What the task asks: Retype, please, the listing from its opening line through the line that contains "const BLACK = '#000000';", both included, without the pictures.

☆ ☆ ☆

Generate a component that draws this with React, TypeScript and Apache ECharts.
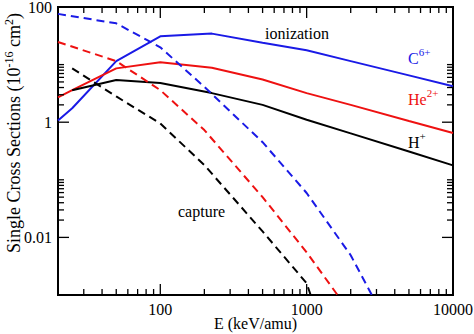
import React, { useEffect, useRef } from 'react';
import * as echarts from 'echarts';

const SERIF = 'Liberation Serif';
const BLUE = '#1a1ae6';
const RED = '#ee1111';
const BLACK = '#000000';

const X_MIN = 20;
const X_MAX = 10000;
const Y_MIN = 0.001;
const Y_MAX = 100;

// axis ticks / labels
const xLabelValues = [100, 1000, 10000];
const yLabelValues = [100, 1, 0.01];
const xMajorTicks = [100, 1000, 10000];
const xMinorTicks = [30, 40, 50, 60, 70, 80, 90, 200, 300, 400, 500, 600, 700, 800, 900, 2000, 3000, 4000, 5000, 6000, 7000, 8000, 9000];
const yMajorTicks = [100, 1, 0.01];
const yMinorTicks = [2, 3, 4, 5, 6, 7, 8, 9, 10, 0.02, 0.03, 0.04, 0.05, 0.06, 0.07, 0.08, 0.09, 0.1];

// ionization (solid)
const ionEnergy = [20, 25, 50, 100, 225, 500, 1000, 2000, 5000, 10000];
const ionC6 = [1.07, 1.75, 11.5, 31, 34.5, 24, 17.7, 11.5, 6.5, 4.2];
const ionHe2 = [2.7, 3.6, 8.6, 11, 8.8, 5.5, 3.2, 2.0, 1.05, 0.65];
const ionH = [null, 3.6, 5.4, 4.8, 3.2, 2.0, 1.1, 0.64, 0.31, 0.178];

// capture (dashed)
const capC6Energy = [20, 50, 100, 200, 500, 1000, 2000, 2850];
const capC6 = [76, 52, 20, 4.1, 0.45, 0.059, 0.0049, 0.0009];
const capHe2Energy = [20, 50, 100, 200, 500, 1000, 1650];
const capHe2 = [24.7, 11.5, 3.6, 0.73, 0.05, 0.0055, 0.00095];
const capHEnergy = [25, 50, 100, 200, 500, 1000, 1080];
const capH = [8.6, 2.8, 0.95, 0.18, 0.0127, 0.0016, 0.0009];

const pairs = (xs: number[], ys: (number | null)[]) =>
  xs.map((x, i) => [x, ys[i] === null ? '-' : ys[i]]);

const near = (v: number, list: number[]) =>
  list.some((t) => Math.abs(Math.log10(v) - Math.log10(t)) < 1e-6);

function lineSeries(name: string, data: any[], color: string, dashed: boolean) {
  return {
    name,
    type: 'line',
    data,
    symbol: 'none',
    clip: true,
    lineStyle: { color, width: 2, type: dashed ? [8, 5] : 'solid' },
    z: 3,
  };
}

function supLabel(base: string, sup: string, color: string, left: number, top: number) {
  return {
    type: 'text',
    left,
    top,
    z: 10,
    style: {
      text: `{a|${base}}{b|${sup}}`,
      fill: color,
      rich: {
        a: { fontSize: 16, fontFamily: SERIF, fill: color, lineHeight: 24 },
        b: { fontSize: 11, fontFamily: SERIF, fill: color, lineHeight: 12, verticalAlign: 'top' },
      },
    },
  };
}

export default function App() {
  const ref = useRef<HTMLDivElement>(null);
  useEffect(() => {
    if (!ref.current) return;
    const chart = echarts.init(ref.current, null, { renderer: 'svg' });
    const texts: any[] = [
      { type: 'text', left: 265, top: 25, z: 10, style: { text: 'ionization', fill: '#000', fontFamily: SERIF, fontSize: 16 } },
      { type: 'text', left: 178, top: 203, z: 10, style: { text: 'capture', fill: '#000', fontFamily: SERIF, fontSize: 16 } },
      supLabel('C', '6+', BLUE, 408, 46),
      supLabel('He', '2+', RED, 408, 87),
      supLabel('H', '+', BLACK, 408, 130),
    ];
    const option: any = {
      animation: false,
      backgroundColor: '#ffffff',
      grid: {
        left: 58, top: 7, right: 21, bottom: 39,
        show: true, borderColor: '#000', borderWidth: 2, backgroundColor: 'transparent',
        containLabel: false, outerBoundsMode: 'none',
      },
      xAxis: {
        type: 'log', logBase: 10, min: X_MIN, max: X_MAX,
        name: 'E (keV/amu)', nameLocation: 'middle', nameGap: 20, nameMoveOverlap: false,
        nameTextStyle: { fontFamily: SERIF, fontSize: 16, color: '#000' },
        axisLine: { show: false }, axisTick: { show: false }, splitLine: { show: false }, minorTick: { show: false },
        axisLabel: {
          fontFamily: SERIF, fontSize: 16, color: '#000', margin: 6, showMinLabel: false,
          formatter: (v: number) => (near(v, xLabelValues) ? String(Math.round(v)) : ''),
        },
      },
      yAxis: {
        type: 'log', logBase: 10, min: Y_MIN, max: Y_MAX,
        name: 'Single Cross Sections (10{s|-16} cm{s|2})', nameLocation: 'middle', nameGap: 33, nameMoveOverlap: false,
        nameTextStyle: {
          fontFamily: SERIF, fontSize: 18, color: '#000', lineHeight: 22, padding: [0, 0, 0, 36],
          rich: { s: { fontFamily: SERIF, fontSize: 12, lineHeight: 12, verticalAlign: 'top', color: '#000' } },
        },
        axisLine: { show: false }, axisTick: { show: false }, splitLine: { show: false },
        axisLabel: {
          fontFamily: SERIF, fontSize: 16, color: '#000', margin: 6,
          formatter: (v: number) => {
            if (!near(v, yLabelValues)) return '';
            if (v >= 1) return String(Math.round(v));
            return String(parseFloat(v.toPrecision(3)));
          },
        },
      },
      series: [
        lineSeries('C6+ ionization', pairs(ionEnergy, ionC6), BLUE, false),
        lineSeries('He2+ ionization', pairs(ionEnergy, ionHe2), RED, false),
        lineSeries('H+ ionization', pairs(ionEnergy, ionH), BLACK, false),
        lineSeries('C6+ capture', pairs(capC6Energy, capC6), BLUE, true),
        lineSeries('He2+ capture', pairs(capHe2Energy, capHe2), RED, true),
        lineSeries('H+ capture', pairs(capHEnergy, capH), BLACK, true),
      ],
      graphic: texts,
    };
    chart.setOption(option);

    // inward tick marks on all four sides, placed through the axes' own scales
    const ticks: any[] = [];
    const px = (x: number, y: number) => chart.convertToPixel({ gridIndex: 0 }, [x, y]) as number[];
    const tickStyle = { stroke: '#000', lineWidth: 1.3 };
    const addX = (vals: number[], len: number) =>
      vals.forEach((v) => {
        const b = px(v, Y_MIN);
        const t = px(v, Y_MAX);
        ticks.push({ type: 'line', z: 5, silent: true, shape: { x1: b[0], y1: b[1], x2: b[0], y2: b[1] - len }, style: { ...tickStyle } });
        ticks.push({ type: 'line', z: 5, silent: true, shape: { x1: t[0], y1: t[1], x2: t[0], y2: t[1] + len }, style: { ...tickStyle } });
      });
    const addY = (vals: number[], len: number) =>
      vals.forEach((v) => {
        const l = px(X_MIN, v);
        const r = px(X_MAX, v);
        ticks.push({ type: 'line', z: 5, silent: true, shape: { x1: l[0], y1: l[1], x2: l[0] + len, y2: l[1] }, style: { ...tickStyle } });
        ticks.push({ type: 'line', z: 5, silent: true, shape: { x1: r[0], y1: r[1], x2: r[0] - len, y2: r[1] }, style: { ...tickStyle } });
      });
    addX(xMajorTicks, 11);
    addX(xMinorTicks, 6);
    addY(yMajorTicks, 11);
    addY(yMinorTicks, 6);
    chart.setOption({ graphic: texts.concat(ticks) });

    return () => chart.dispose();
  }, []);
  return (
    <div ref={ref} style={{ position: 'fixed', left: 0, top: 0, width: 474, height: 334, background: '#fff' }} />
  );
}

☆ ☆ ☆

Solution to this task:
Generate a component that draws this with React, TypeScript and Apache ECharts.
import React, { useEffect, useRef } from 'react';
import * as echarts from 'echarts';

const SERIF = 'Liberation Serif';
const BLUE = '#1a1ae6';
const RED = '#ee1111';
const BLACK = '#000000';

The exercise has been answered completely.